One counterintuitive point on claims: small claims on listed building policies can be uneconomic. A claim can increase your premiums by 30–60% for three to five years. If the damage is under £2,000–£5,000 and you can absorb the repair cost, the long-term premium impact of claiming may outweigh what you’d recover.

Making a Claim on a Listed Building

The claims process for a listed building is slower and more layered than for an ordinary home. After reporting the loss to your insurer, the first priority is making the building safe and preventing further damage—emergency boarding, temporary roofing, weather protection. Your policy should cover these costs, and you should keep all receipts.

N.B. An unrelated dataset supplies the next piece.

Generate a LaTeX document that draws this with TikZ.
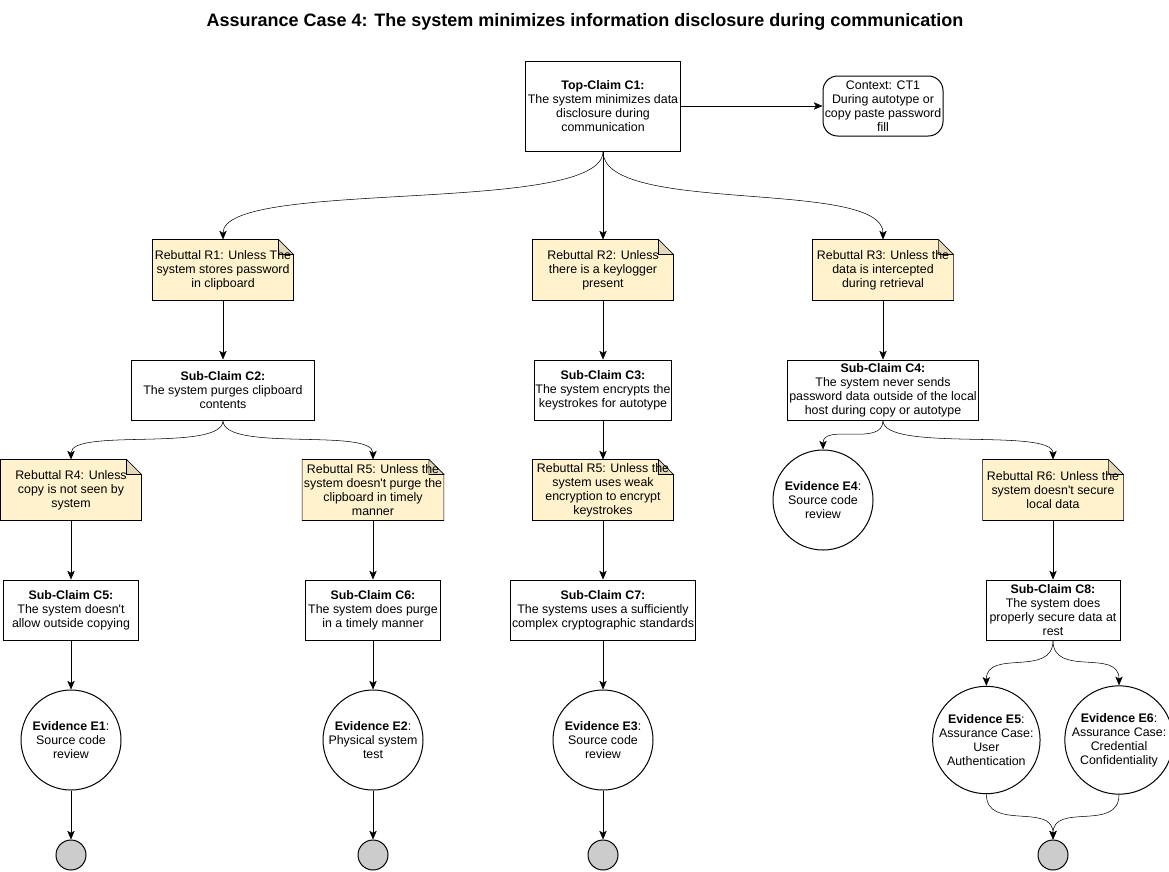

What happens next is where listed buildings diverge from normal claims. Before any permanent repair work begins, you’ll likely need listed building consent from your local planning authority. Conservation officers will want to review the proposed restoration method and materials. Your insurer’s loss adjuster should be experienced in heritage claims and work alongside heritage professionals—architects, structural engineers, and conservation consultants—to develop a repair scheme that satisfies both the insurer and the planning authority.6Historic England. Listed Building Consent Advice Note 16

The planning consultation adds weeks or months to the timeline, and that’s before specialist contractors even begin work. Councils take considerable time to review applications, and conservation officers may require revisions to the proposed approach. Throughout the rebuild, heritage professionals will inspect progress to ensure the restoration meets the required standard. All of this means listed building claims routinely take one to two years to resolve for significant losses—and can stretch beyond that for Grade I properties or complex restorations. Make sure your alternative accommodation cover reflects these realistic timescales rather than the six-to-twelve-month windows typical of standard policies.